EmbeddingsAnalysis.write2disk — Method.

write2disk(filename::AbstractString, wv::WordVectors [;kind=:binary])

Writes embeddings to disk.

Arguments

filename::AbstractString the embeddings file name
wv::WordVectors the embeddings

Keyword arguments

kind::Symbol specifies whether the embeddings file is textual (:text)

or binary (:binary); default :binary

Word2Vec.analogy_words — Function.

analogy_words(cwv, pos, neg, n=5)

Return the top n words computed by analogy similarity between positive words pos and negaive words neg. from the CompressedWordVectors cwv.

Word2Vec.get_vector — Method.

get_vector(cwv, word)

Return the vector representation of word from the CompressedWordVectors cwv.

Word2Vec.vocabulary — Method.

vocabulary(cwv)

Return the vocabulary as a vector of words of the CompressedWordVectors cwv.

Base.size — Method.

size(cwv)

Return the word vector length and the number of words as a tuple.

EmbeddingsAnalysis.analogy — Method.

analogy(cwv, pos, neg, n=5)

Compute the analogy similarity between two lists of words.
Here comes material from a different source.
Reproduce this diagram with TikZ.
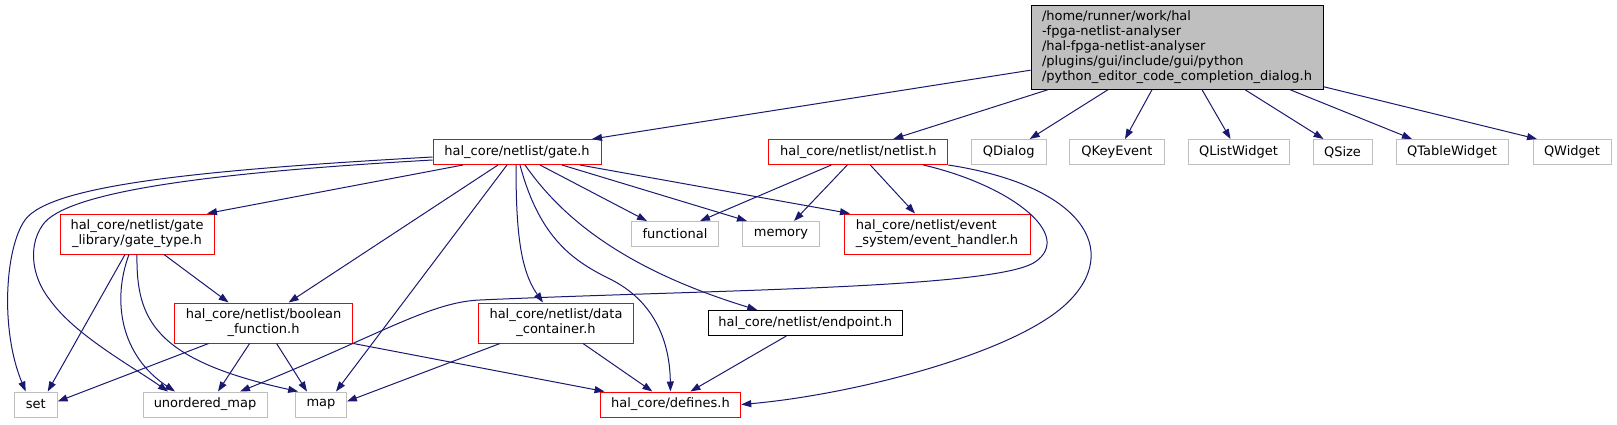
\documentclass[tikz,border=0pt]{standalone}
\usepackage{fontspec}
\setmainfont{DejaVu Sans}
\usetikzlibrary{arrows.meta}
\definecolor{edgeblue}{HTML}{191970}
\definecolor{qgrey}{HTML}{BFBFBF}

\begin{document}
\begin{tikzpicture}[x=1pt, y=-1pt,
  box/.style={draw, rectangle, line width=1pt, inner xsep=2pt, inner ysep=0pt, minimum height=25pt, font=\fontsize{13}{15}\selectfont},
  redbox/.style={box, draw=red},
  greybox/.style={box, draw=qgrey},
  twoline/.style={align=center, minimum height=40pt},
  dep/.style={draw=edgeblue, line width=1pt, -{Triangle[length=10pt, width=7pt]}}]
  \useasboundingbox (0,0) rectangle (1617,424);
  \node[box, fill=qgrey, align=left, minimum width=292pt, minimum height=84pt] (main) at (1177,47.2) {/home/runner/work/hal\\-fpga-netlist-analyser\\/hal-fpga-netlist-analyser\\/plugins/gui/include/gui/python\\/python\_editor\_code\_completion\_dialog.h};
  \node[redbox, minimum width=168pt] (gate) at (517,152) {hal\_core/netlist/gate.h};
  \node[redbox, minimum width=179pt] (netlist) at (858.3,152) {hal\_core/netlist/netlist.h};
  \node[greybox, minimum width=74.6pt] (qdialog) at (1008.7,152) {QDialog};
  \node[greybox, minimum width=94.3pt] (qkeyevent) at (1117,152) {QKeyEvent};
  \node[greybox, minimum width=101pt] (qlistwidget) at (1238.5,152) {QListWidget};
  \node[greybox, minimum width=59pt] (qsize) at (1342.5,152) {QSize};
  \node[greybox, minimum width=112pt] (qtablewidget) at (1452,152) {QTableWidget};
  \node[greybox, minimum width=78pt] (qwidget) at (1572,152) {QWidget};
  \node[redbox, twoline, minimum width=154pt] (gatetype) at (137,234) {hal\_core/netlist/gate\\\_library/gate\_type.h};
  \node[greybox, minimum width=86.5pt] (functional) at (675,234) {functional};
  \node[greybox, minimum width=77pt] (memory) at (781,234) {memory};
  \node[redbox, twoline, align=left, minimum width=186pt] (eventhandler) at (937,234) {hal\_core/netlist/event\\\_system/event\_handler.h};
  \node[redbox, twoline, minimum width=178.6pt] (boolfunc) at (263.6,323) {hal\_core/netlist/boolean\\\_function.h};
  \node[redbox, twoline, minimum width=155.5pt] (datacontainer) at (556,323) {hal\_core/netlist/data\\\_container.h};
  \node[box, minimum width=194.5pt] (endpoint) at (805.3,323) {hal\_core/netlist/endpoint.h};
  \node[greybox, minimum width=42.8pt] (set) at (35.7,404.5) {set};
  \node[greybox, minimum width=124pt] (umap) at (205,404.5) {unordered\_map};
  \node[greybox, minimum width=50.7pt] (stdmap) at (321,404.5) {map};
  \node[redbox, minimum width=140.7pt] (defines) at (670.4,404.5) {hal\_core/defines.h};
  \draw[dep] ([yshift=-23pt]main.west) -- ([xshift=75pt]gate.north);
  \draw[dep] ([xshift=-129pt]main.south) -- ([xshift=35pt]netlist.north);
  \draw[dep] ([xshift=-69pt]main.south) -- ([xshift=21pt]qdialog.north);
  \draw[dep] ([xshift=-25pt]main.south) -- ([xshift=8pt]qkeyevent.north);
  \draw[dep] ([xshift=25pt]main.south) -- ([xshift=-8pt]qlistwidget.north);
  \draw[dep] ([xshift=68pt]main.south) -- ([xshift=-19pt]qsize.north);
  \draw[dep] ([xshift=113pt]main.south) -- ([xshift=-40pt]qtablewidget.north);
  \draw[dep] ([yshift=3pt]main.south east) -- ([xshift=-35pt]qwidget.north);
  \draw[dep] ([xshift=-54pt]gate.south) -- ([xshift=70pt]gatetype.north);
  \draw[dep] ([xshift=-19pt]gate.south) -- ([xshift=25pt]boolfunc.north);
  \draw[dep] ([xshift=-10pt]gate.south) -- ([xshift=15pt]stdmap.north);
  \draw[dep] ([xshift=-1pt]gate.south) .. controls (516,230) and (520,270) .. ([xshift=-13pt]datacontainer.north);
  \draw[dep] ([xshift=3pt]gate.south) .. controls (540,240) and (575,262) .. (612,280) .. controls (660,305) and (670,350) .. (defines.north);
  \draw[dep] ([xshift=8pt]gate.south) .. controls (560,215) and (620,268) .. ([xshift=-48pt]endpoint.north);
  \draw[dep] ([xshift=23pt]gate.south) -- ([xshift=-28pt]functional.north);
  \draw[dep] ([xshift=45pt]gate.south) -- ([xshift=-34pt]memory.north);
  \draw[dep] ([xshift=63pt]gate.south) -- ([xshift=-87pt]eventhandler.north);
  \draw[dep] ([yshift=-5pt]gate.west) .. controls (200,170) and (50,185) .. (25,220) .. controls (5,248) and (0,330) .. ([xshift=-10pt]set.north);
  \draw[dep] ([yshift=-8pt]gate.west) .. controls (220,172) and (75,190) .. (45,222) .. controls (28,242) and (30,275) .. (50,300) .. controls (75,335) and (130,365) .. ([xshift=-37pt]umap.north);
  \draw[dep] ([xshift=-12pt]gatetype.south) -- ([xshift=12pt]set.north);
  \draw[dep] ([xshift=-8pt]gatetype.south) .. controls (112,300) and (120,355) .. ([xshift=-30pt]umap.north);
  \draw[dep] (gatetype.south) .. controls (136,320) and (155,360) .. ([xshift=3pt]stdmap.north west);
  \draw[dep] ([xshift=27pt]gatetype.south) -- ([xshift=-35pt]boolfunc.north);
  \draw[dep] ([xshift=-55pt]boolfunc.south) -- ([yshift=3pt]set.east);
  \draw[dep] ([xshift=-14pt]boolfunc.south) -- ([xshift=13pt]umap.north);
  \draw[dep] ([xshift=13pt]boolfunc.south) -- ([xshift=-14pt]stdmap.north);
  \draw[dep] (boolfunc.south east) -- ([xshift=5pt]defines.north west);
  \draw[dep] ([xshift=-56pt]datacontainer.south) -- ([yshift=3pt]stdmap.east);
  \draw[dep] ([xshift=27pt]datacontainer.south) -- ([xshift=-18pt]defines.north);
  \draw[dep] ([xshift=-19pt]endpoint.south) -- ([xshift=20pt]defines.north);
  \draw[dep] ([xshift=-27pt]netlist.south) -- ([xshift=25pt]functional.north);
  \draw[dep] ([xshift=-11pt]netlist.south) -- ([xshift=13pt]memory.north);
  \draw[dep] ([xshift=12pt]netlist.south) -- ([xshift=-22pt]eventhandler.north);
  \draw[dep] ([xshift=65pt]netlist.south) .. controls (1010,185) and (1075,235) .. (1035,262) .. controls (995,289) and (700,290) .. (480,300) .. controls (430,302) and (380,335) .. ([xshift=35pt]umap.north);
  \draw[dep] (netlist.south east) .. controls (1080,185) and (1125,250) .. (1065,305) .. controls (1010,355) and (850,395) .. (defines.east);
\end{tikzpicture}
\end{document}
The positions and the similarity values of the top n similar words will be returned. For example, king - man + woman = queen will be pos=["king", "woman"], neg=["man"].
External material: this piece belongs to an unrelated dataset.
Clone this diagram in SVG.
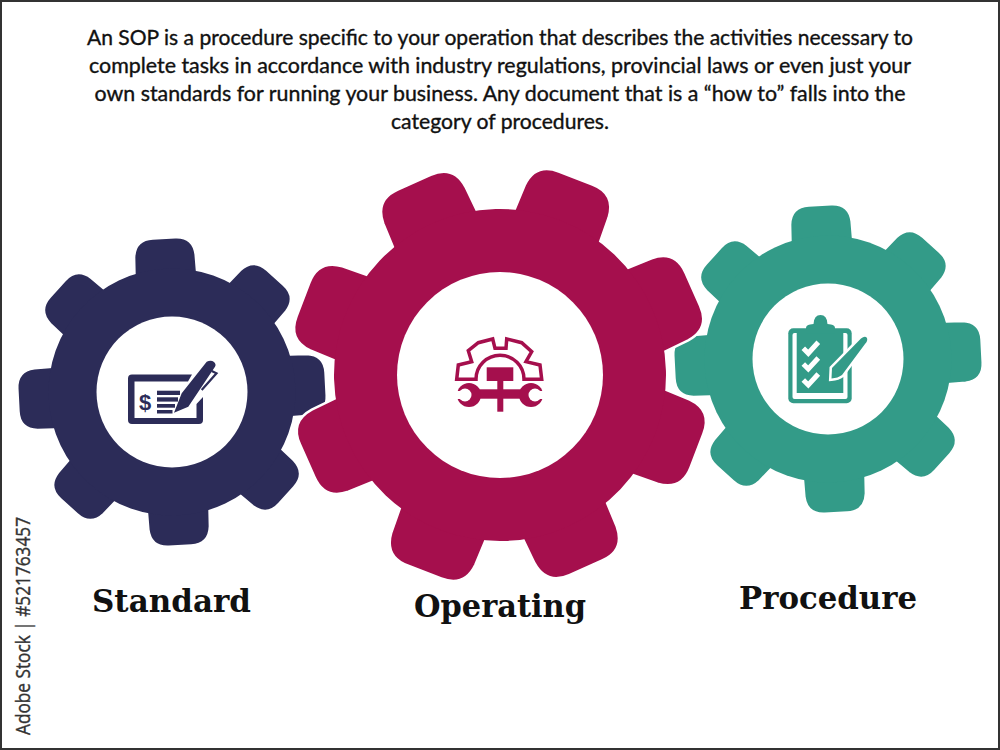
<svg xmlns="http://www.w3.org/2000/svg" width="1000" height="750" viewBox="0 0 1000 750">
<style>
.intro{font-family:"Lato","Open Sans",sans-serif;font-size:20.5px;fill:#111;stroke:#111;stroke-width:.35px}
.label{font-family:"DejaVu Serif",serif;font-weight:700;font-size:31px;fill:#111}
.tooth{stroke:#fff;stroke-width:2.5}
</style>
<defs>
<path id="tooth" d="M-42,-150L-41,-183Q-39,-207 -15,-207L15,-207Q39,-207 41,-183L42,-150Z"/>
<path id="tooth-wide" d="M-46,-150L-45,-186Q-43,-211 -18,-211L18,-211Q43,-211 45,-186L46,-150Z"/>
<g id="gear">
<use href="#tooth" class="tooth" transform="rotate(0)"/>
<use href="#tooth" class="tooth" transform="rotate(45)"/>
<use href="#tooth" class="tooth" transform="rotate(90)"/>
<use href="#tooth" class="tooth" transform="rotate(135)"/>
<use href="#tooth" class="tooth" transform="rotate(180)"/>
<use href="#tooth" class="tooth" transform="rotate(225)"/>
<use href="#tooth" class="tooth" transform="rotate(270)"/>
<use href="#tooth" class="tooth" transform="rotate(315)"/>
<circle r="166"/>
</g>
<g id="gear-wide">
<use href="#tooth-wide" class="tooth" transform="rotate(0)"/>
<use href="#tooth-wide" class="tooth" transform="rotate(45)"/>
<use href="#tooth-wide" class="tooth" transform="rotate(90)"/>
<use href="#tooth-wide" class="tooth" transform="rotate(135)"/>
<use href="#tooth-wide" class="tooth" transform="rotate(180)"/>
<use href="#tooth-wide" class="tooth" transform="rotate(225)"/>
<use href="#tooth-wide" class="tooth" transform="rotate(270)"/>
<use href="#tooth-wide" class="tooth" transform="rotate(315)"/>
<circle r="166"/>
</g>
</defs>
<rect width="1000" height="750" fill="#fff"/>
<rect x="1" y="1" width="998" height="748" fill="none" stroke="#333" stroke-width="2"/>
<g id="intro-text" class="intro" text-anchor="middle">
<text x="500" y="44.500" textLength="826" lengthAdjust="spacingAndGlyphs">An SOP is a procedure specific to your operation that describes the activities necessary to</text>
<text x="500" y="72.500" textLength="822" lengthAdjust="spacingAndGlyphs">complete tasks in accordance with industry regulations, provincial laws or even just your</text>
<text x="500" y="101" textLength="811" lengthAdjust="spacingAndGlyphs">own standards for running your business. Any document that is a “how to” falls into the</text>
<text x="500" y="129" textLength="218" lengthAdjust="spacingAndGlyphs">category of procedures.</text>
</g>
<g id="gear-procedure">
<use href="#gear" fill="#339B88" transform="translate(828,359) rotate(-3) scale(.744)"/>
<circle cx="828" cy="359" r="75.500" fill="#fff"/>
<g id="icon-clipboard" fill="#339B88">
<rect x="788.300" y="328.300" width="63.400" height="75" rx="5"/>
<rect x="792.500" y="333" width="55" height="66" rx="2" fill="#fff"/>
<rect x="796.700" y="333" width="46.600" height="60"/>
<path d="M806,333.500V328Q806,325 810,324.500L813.500,324Q814,315 820.500,315Q827,315 827.500,324L831,324.500Q835,325 835,328V333.500Z"/>
<path d="M803.300,348.300L808.300,353.300L818.300,342.300M803.300,364L808.300,369L818.300,358M803.300,380L808.300,385L818.300,374" fill="none" stroke="#fff" stroke-width="5"/>
<path d="M831.500,378.500L832,368L861,338.500Q865,335.500 867,338Q868,341 865,344L842,375Q838,378 831.500,378.500Z" stroke="#fff" stroke-width="5" paint-order="stroke"/>
</g>
</g>
<g id="gear-standard">
<use href="#gear" fill="#2C2C58" transform="translate(172,392) rotate(-3) scale(.744)"/>
<circle cx="172" cy="392" r="75.500" fill="#fff"/>
<g id="icon-cheque" fill="#2C2C58">
<path d="M192,374.500H132a4,4 0 0 0 -4,4V420a4,4 0 0 0 4,4H199a4,4 0 0 0 4,-4V397L196.500,404V418H134.500V381.500H188Z"/>
<rect x="157" y="390.700" width="23" height="4.300"/>
<rect x="157" y="397.300" width="21" height="4.300"/>
<rect x="157" y="404" width="18" height="3.700"/>
<rect x="157" y="410" width="15.500" height="3.500"/>
<text x="145" y="409.500" font-family="Liberation Sans,sans-serif" font-weight="700" font-size="22" text-anchor="middle">$</text>
<path d="M174,412.700L181.700,393.300L206.700,361.700Q211,359.500 214,362Q216.500,364.500 215,366.700L188.300,406.700Z"/>
<path d="M211.700,371L216.500,373.300L201.700,390" fill="none" stroke="#2C2C58" stroke-width="2.200"/>
</g>
</g>
<g id="gear-operating">
<use href="#gear-wide" fill="#A50F4D" transform="translate(500,375) rotate(21)"/>
<circle cx="500" cy="375" r="103" fill="#fff"/>
<g id="icon-tools" fill="#A50F4D">
<path d="M456.700,379.300L458.300,365L471.700,361.700L468.300,350.700L478.300,342.700L492.700,339L495,348.300H506L506.700,339L521.700,342.700L531.700,351.700L526,361.700L540,365L541.700,379.300H524A24,24 0 0 0 476,379.300Z" fill="none" stroke="#A50F4D" stroke-width="3.500"/>
<rect x="486.700" y="367.300" width="26.600" height="13.700"/>
<rect x="497.300" y="381" width="6" height="30.700"/>
<rect x="473" y="389.300" width="54" height="9.400"/>
<circle cx="469" cy="395" r="12"/><circle cx="531" cy="395" r="12"/>
<circle cx="465" cy="395" r="6.500" fill="#fff"/><circle cx="535" cy="395" r="6.500" fill="#fff"/>
<rect x="452" y="391" width="13" height="8" fill="#fff"/><rect x="535" y="391" width="13" height="8" fill="#fff"/>
</g>
</g>
<g id="labels" class="label" text-anchor="middle">
<text x="171.500" y="611.500" textLength="159" lengthAdjust="spacingAndGlyphs">Standard</text>
<text x="500" y="617" textLength="172" lengthAdjust="spacingAndGlyphs">Operating</text>
<text x="828" y="609" textLength="178" lengthAdjust="spacingAndGlyphs">Procedure</text>
</g>
<text id="stock-credit" transform="translate(29.500,735) rotate(-90)" font-family="Open Sans,sans-serif" font-size="20" fill="#333" stroke="#333" stroke-width=".4" textLength="218" lengthAdjust="spacingAndGlyphs">Adobe Stock | #521763457</text>
</svg>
EmbeddingsAnalysis.cosine — Function.

cosine(cwv, word, n=10)

Return the position of n (by default n = 10) neighbors of word and their cosine similarities.
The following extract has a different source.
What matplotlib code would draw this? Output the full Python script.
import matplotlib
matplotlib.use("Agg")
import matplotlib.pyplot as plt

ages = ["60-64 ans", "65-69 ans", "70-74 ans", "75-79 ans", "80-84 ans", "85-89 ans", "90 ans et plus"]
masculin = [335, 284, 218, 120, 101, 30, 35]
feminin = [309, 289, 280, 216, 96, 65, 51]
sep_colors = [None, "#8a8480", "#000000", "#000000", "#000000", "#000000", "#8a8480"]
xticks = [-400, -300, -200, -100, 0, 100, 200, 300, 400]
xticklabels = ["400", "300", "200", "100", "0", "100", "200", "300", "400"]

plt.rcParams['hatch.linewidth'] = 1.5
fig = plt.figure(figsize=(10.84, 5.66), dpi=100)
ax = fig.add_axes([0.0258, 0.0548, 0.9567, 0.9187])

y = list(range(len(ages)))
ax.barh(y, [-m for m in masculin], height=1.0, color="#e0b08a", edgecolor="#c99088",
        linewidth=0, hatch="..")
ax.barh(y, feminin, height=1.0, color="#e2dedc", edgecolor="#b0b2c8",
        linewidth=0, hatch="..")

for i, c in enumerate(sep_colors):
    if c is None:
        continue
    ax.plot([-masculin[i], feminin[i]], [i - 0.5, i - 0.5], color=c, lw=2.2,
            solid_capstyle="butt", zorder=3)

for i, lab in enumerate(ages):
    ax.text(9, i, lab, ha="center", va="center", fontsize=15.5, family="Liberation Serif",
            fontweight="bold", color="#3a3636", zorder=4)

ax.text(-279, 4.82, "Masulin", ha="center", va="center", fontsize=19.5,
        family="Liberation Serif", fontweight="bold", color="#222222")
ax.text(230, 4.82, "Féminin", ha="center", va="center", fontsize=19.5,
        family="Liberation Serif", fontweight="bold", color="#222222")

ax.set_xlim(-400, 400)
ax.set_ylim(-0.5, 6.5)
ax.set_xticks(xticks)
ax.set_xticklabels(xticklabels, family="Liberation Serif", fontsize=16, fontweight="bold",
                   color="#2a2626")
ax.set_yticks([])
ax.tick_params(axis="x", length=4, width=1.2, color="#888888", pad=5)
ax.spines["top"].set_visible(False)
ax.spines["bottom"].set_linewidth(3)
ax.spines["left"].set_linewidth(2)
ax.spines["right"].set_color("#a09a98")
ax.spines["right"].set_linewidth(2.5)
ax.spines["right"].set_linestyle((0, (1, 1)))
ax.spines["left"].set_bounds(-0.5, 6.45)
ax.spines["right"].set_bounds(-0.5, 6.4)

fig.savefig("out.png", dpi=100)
EmbeddingsAnalysis.cosine_similar_words — Function.

cosine_similar_words(cwv, word, n=10)

Return the top n (by default n = 10) most similar words to word from the CompressedWordVectors cwv.

EmbeddingsAnalysis.in_vocabulary — Method.

in_vocabulary(cwv, word)

Return true if word is part of the vocabulary of the CompressedWordVector cwv and false otherwise.

EmbeddingsAnalysis.index — Method.

index(cwv, word)

Return the index of word from the CompressedWordVectors cwv.

EmbeddingsAnalysis.similarity — Method.

similarity(cwv, word1, word2)

Return the cosine similarity value between two words word1 and word2.